SUPPLY CHAIN & DISTRIBUTION CHANNELS
A case focused on the supply chain & distribution channel is not as common but there are a few frameworks:
CAPACITY FRAMEWORK
If it just wants to know if it is a good idea to expand existing production, then we need to identify demand side economics, supply side economics, and consider the cost of expansion.
SCOR MODEL
Supply Chain Operations Reference (SCOR) model was developed in 1996 by a management consulting firm now acquired by PricewaterhouseCoopers LLP (PwC).
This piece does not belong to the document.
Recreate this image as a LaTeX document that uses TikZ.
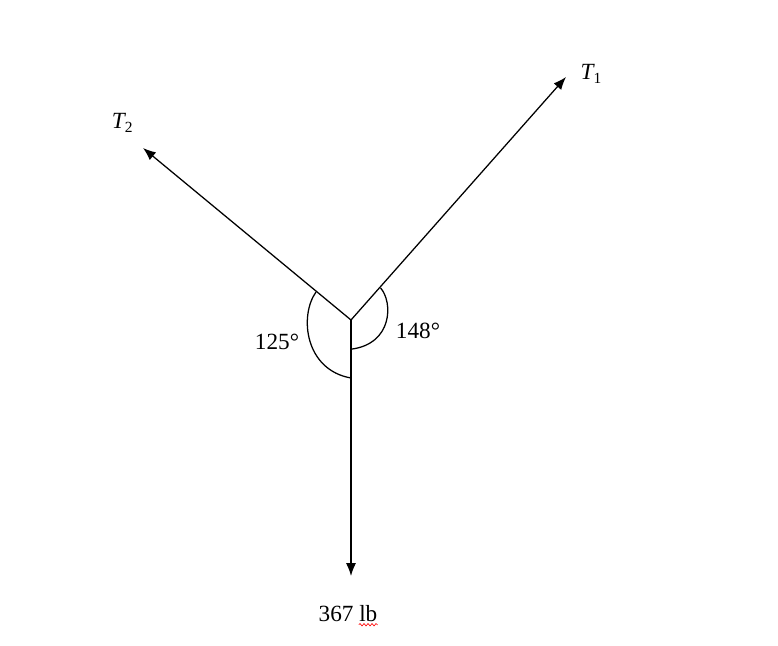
\documentclass[tikz,border=0pt]{standalone}
\usepackage{fontspec}
\setmainfont{Liberation Serif}
\usetikzlibrary{arrows.meta,decorations.pathmorphing}
\newcommand{\tens}[1]{\textit{T}\kern-0.06em\raisebox{-0.3ex}{\fontsize{11}{12}\selectfont #1}}

\begin{document}
\begin{tikzpicture}[
        force/.style={line width=0.9pt, -{Latex[length=3.2mm,width=2.5mm]}},
        anglearc/.style={line width=0.9pt},
        lbl/.style={inner sep=0pt, font=\fontsize{16.5}{19}\selectfont}]
        \useasboundingbox (-8.775,-8.15) rectangle (10.675,8.0);

        % 三个力
        \coordinate (O) at (0, 0);
        \coordinate (t1) at (5.375, 6.075);
        \coordinate (t2) at (-5.2, 4.3);
        \coordinate (w) at (0, -6.4);
        \draw[force] (O) -- (t1);
        \draw[force] (O) -- (t2);
        \draw[force] (O) -- (w);

        % 角的弧线
        \coordinate (a1) at (-0.875, 0.7);
        \coordinate (a2) at (0, -1.45);
        \coordinate (b1) at (0.74, 0.8);
        \coordinate (b2) at (0, -0.73);
        \draw[anglearc] (a1) .. controls (-1.3, 0.1) and (-1.15, -1.25) .. (a2);
        \draw[anglearc] (b1) .. controls (1.05, 0.45) and (1.05, -0.6) .. (b2);

        % 各种记号
        \node[lbl] (lt1) at (6.0, 6.15) {\tens{1}};
        \node[lbl] (lt2) at (-5.72, 4.925) {\tens{2}};
        \node[lbl] (la) at (-1.85, -0.55) {125°};
        \node[lbl] (lb) at (1.675, -0.275) {148°};
        \node[lbl] (lw) at (-0.075, -7.33) {367 lb};
        \draw[red, line width=0.45pt, decorate, decoration={snake, amplitude=0.03cm, segment length=0.1cm}]
            ([xshift=-0.47cm, yshift=-0.09cm]lw.base east) -- ([yshift=-0.09cm]lw.base east);
    \end{tikzpicture}
\end{document}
It breaks up the supply chain into five general processes:
- Plan
- Source
- Make
- Deliver
- Return
PORTER’S VALUE CHAIN
The value chain framework by porter is divided into primary (directly factor into final product) and support activities (to support the primary functions).
Primary Activities:
- Inbound logistics.
- Operations.
- Outbound logistics.
- Marketing and Sales.
- Service.
Support Activities:
- Procurement.
- Human Resource Management.
- Technological Development.
- Infrastructure.
FINANCIAL TOOLS
- Break-Even Analysis: This analysis tells us how many units we need to sell or at what price in order to recoup the fixed cost invested in a new product or service. Break-Even Price = (Total Fixed Cost/Break-Even # of units) + Variable Cost per unit.
- Profitability Ratios.
- Compound Annual Growth Rate (CAGR).
- Elasticity. The Price Elasticity of Demand is the percentage change in QUANTITY divided by percentage change in PRICE.
INTERVIEW TIPS
10 Tips for Effective Case Interviewing:
- Always write things down!
- Always read all the information.
- Structure the problem.
- Develop hypotheses, ask for relevant facts, defend/refine hypotheses.
- Synthesize your thoughts and draw conclusions from your analysis.
- Be pragmatic.
- Think before speaking.
- Don’t panic if the answer is not apparent.
- Your problem solving and analytical approach is more important than the solution.
- Engage with your interviewer and be yourself.